There actually is no one entity coercively “running the Internet;” nor should there be. This is the kind of improper, vague generalization that gets free countries into trouble. It happened with health care. “There should be one central entity running health care. It should be the federal government.” That premise ruled the day, and now we’ve got it.

It’s the same sort of reasoning applied here to the Internet, by the Obama Administration, at least at first, before their backtrack.

When you choose to purchase goods or services on the Internet — let’s say at Netflix.com, ebay.com or Amazon.com — it’s not government permission allowing you to do so. It’s ultimately at the behest of a free marketplace. Enough people wish to buy these services or goods that it’s feasible for these large companies — and many smaller ones — to operate at a profit.

Since the Internet is also a context for expression of ideas, many people operate websites for no (fiscal) profit at all, but rather for intellectual profit (for better or worse).

The only “system” at work here is freedom, based upon individual liberty and private property.

Consider this point in the WSJ article:

The Commerce Department tasked Icann to come up with a plan to invite authoritarian governments to participate while still keeping the Internet open. This is likely impossible—and wholly unnecessary. Nongovernmental “multi-stakeholders,” such as engineers, networking companies and technology associations, now run the Internet smoothly. They are free to do so because the U.S. retains ultimate control over Internet domains, blocking authoritarian regimes from censoring or otherwise limiting the Internet outside their own countries.

Defending freedom on the Internet cannot be done by claiming, “Private entities do a fine job running the Internet.” By conceding the point that anyone can or should “run” the Internet, right there you’re paving the way for improper government control which in turn paves the way, ultimately, for complete and total control of the Internet by the government.

The deeper issue here is that the good or the decent have nothing to gain from the evil or corrupt. A free country’s government has nothing to gain from compromising or granting “equal voice” to the totalitarian regimes who openly practice censorship, on the Internet and elsewhere.

The Obama administration doesn’t appear to grasp the fact that totalitarian regimes are different from free societies. According to that mindset, why shouldn’t a country that jails and even kills citizens for offending the government have an equal say in “control of the Internet” as a country who leaves freedom of thought and speech mostly intact?

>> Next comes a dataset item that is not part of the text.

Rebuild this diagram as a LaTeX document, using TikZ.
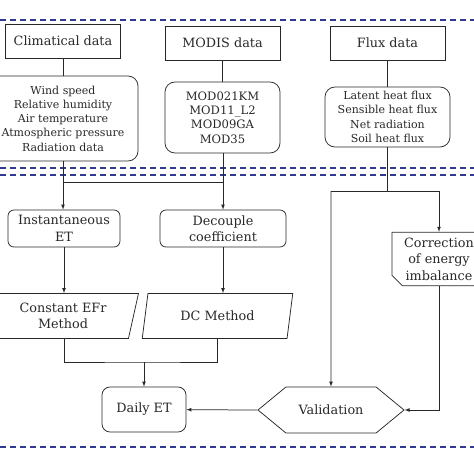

This is what happens when you put into the Presidency a man who really isn’t all that excited about individual rights and freedom, and who probably doesn’t understand them. Obama’s lackluster regard for these things was — in this case — even too much for Bill Clinton, a member of his own party who purportedly agrees with him on everything else.

All governments are not created equal; nor are all governments equal in moral or even legal legitimacy. Try living for five minutes in a country with censorship if you do not believe me.

Governments, as such, do not have “rights.” They derive their powers from the consent of the governed and, more fundamentally, from the inherent right of individuals to be left free from force, because of their requirements to act and operate as rational, thinking and sovereign human beings. It’s the rights and nature of the individual that give any government legitimacy, and only some governments legitimacy — not the other way around.

Totalitarian governments such as China, Iran and Russia enjoy no moral right to control anyone, including their own citizens. (If their own citizens permit it, or even want it, then that’s their own psychopathology.)

The fact that our own government, in the United States, could allow for even a moment’s evasion of this fact is distressing and disturbing in the extreme.